There are the still-unfilled roles for a user-design specialist and a change manager. That first position won’t necessarily call for someone with advanced tech skills; a better fit would be a person with a background in user experience and design. Someone to ensure that even as systems evolve, they don’t sacrifice the user-friendly aspect.
When settling upon a change manager, Parsan will want someone enthusiastic about learning and reiterating the new technologies and pondering some of the same matters that weigh on the boss’s mind: What do the users want? How can the IT department provide it? How can we build a more digitally literate organization?
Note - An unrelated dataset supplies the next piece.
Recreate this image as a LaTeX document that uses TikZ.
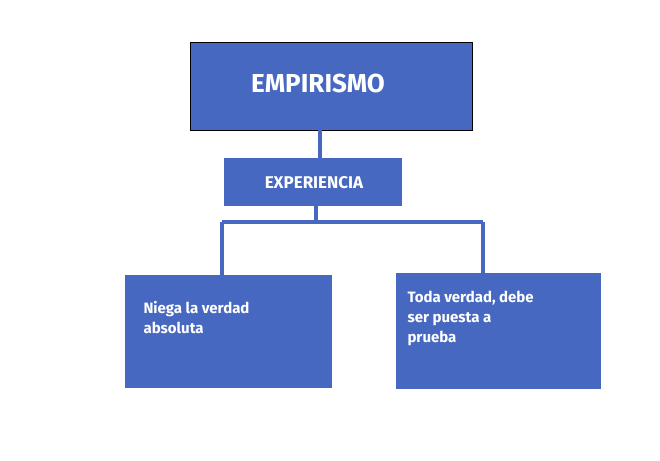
\documentclass[tikz,border=0pt]{standalone}
\usepackage{fontspec}
\setmainfont{Fira Sans}
\definecolor{bl}{HTML}{4668C0}
\tikzset{box/.style={fill=bl,inner sep=0pt},
 conn/.style={draw=bl,line width=4pt},
 txt/.style={text=white,font=\bfseries,align=left,anchor=north west}}
\begin{document}
\begin{tikzpicture}[x=1pt,y=-1pt]
\useasboundingbox (0,0) rectangle (660,460);
\fill[bl,draw=black,line width=0.8pt] (190,42) rectangle (472,130);
\node[text=white,font=\bfseries\fontsize{26}{30}\selectfont] (emp) at (318,83) {EMPIRISMO};
\fill[bl] (224,158) rectangle (402,206);
\node[text=white,font=\bfseries\fontsize{17}{20}\selectfont] (exp) at (314,183) {EXPERIENCIA};
\fill[bl] (125,275) rectangle (332,388);
\fill[bl] (396,273) rectangle (601,389);
\coordinate (a) at (320,130); \coordinate (b) at (320,158);
\coordinate (c) at (316,206); \coordinate (d) at (316,222);
\coordinate (l) at (222,222); \coordinate (r) at (483,222);
\coordinate (l2) at (222,275); \coordinate (r2) at (483,273);
\draw[conn] (a)--(b);
\draw[conn] (c)--(d);
\draw[conn] (l)--(r);
\draw[conn] (l)--(l2);
\draw[conn] (r)--(r2);
\node[txt,font=\bfseries\fontsize{15}{20}\selectfont] (t1) at (140,298) {Niega la verdad\\absoluta};
\node[txt,font=\bfseries\fontsize{15}{20}\selectfont] (t2) at (404,288) {Toda verdad, debe\\ser puesta a\\prueba};
\end{tikzpicture}
\end{document}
Much of the answer, he says, come from such basics as bringing other IT users into the process and, if necessary, retrofitting systems to meet their needs. Such collaboration marked much of Parsan’s first year on the job, and he’s eager to get back to it.
“I enjoy going to leadership teams and hearing their needs,” he said. “The operations director of Public Works is a key partner in the process of building our new digital services team and he has attended our staff information sessions to provide his endorsement. Such teamwork has helped us in all areas, including our response to the virus.”
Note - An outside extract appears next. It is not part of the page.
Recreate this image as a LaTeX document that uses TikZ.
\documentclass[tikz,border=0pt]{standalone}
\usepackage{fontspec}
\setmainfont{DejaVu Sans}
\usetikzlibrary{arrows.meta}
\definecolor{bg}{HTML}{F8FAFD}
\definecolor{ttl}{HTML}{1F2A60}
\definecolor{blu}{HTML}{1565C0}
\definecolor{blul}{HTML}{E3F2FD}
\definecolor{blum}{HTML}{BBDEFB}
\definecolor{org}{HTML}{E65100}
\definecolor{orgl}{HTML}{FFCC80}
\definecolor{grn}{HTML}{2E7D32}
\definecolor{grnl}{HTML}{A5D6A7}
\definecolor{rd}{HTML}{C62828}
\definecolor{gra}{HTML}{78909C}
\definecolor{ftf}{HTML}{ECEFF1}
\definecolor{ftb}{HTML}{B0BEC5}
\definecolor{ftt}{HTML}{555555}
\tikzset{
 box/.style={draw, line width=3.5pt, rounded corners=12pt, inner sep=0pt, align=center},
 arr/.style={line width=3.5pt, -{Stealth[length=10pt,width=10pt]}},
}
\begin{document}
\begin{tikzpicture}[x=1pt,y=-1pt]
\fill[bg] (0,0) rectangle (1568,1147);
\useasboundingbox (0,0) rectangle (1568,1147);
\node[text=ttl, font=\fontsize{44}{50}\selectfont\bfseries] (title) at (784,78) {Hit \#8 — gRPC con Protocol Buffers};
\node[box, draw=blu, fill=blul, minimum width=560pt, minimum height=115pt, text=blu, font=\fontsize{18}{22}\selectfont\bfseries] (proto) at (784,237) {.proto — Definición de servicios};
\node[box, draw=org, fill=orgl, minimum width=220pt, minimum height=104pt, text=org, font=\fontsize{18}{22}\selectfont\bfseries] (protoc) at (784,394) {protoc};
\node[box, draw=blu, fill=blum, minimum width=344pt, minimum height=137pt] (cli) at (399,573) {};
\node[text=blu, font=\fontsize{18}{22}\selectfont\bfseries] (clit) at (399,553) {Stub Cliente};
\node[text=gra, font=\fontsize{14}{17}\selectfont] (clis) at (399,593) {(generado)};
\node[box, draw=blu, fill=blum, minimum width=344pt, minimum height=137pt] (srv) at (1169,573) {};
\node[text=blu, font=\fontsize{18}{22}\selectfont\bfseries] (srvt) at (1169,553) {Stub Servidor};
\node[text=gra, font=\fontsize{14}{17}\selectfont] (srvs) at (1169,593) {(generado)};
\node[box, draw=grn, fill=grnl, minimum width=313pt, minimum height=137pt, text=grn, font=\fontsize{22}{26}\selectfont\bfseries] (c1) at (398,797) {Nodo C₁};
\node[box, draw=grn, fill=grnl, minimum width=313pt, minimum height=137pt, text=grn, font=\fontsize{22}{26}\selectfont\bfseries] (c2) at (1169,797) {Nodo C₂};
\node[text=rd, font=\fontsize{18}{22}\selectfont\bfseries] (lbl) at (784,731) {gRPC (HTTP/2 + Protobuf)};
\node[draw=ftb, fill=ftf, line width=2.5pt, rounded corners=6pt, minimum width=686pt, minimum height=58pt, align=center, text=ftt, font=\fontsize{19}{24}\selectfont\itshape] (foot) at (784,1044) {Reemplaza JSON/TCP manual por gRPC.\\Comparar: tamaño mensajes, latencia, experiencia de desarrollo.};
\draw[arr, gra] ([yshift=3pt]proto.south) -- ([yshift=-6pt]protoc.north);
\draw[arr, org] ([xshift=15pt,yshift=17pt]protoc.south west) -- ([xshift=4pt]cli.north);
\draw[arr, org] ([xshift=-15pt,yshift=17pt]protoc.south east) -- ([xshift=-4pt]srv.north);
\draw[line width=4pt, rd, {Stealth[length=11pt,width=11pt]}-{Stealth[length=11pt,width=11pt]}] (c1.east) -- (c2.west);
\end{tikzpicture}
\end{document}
In some ways, it’s the opposite of how Parsan was expected to interact in some previous roles.
Up from the count
A commerce graduate of the University of Toronto, Parsan’s early professional life was as an accountant. That can be a very structured profession in which the boss is rarely questioned.
“I found that approach didn’t work in the long term,” Parsan said. “I had to recalibrate very early on because just telling people what to do only takes you so far. My approach is very much a collaborative one, and you have to be mindful of that because there is a specific way to do it that can drive decisions and outcomes.”
He turned into a recovering accountant around 2000, commencing with a 14-year stretch as director of project management, info-management and technology at The Hospital for Sick Children in Toronto. That role would prep Parsan for a couple part-time gigs in academia, first as adjunct lecturer in health policy and management evaluation at the University of Toronto and then with Humber College’s School of Media Studies and IT.
In 2015 he’d leave the hospital to direct project management and enterprise resource planning at Dynacare, a medical lab services company in Brampton. Now committed to improving life in general for Peel, the opportunity to direct IT solutions for the high-density municipality was too good to pass up.
A most challenging role, he acknowledges, but one that can be broken down to basics with the eternal question: What does the customer want?
Often-times that customer—a resident citizen or business —just wants a user-friendly way of interacting with a municipality over such matters as affordable housing, public works, water billing and accessible transit. Parsan’s aim is to have systems in place to do all the aforementioned, and, of course, keep the Region of Peel well informed about COVID-19’s latest direction.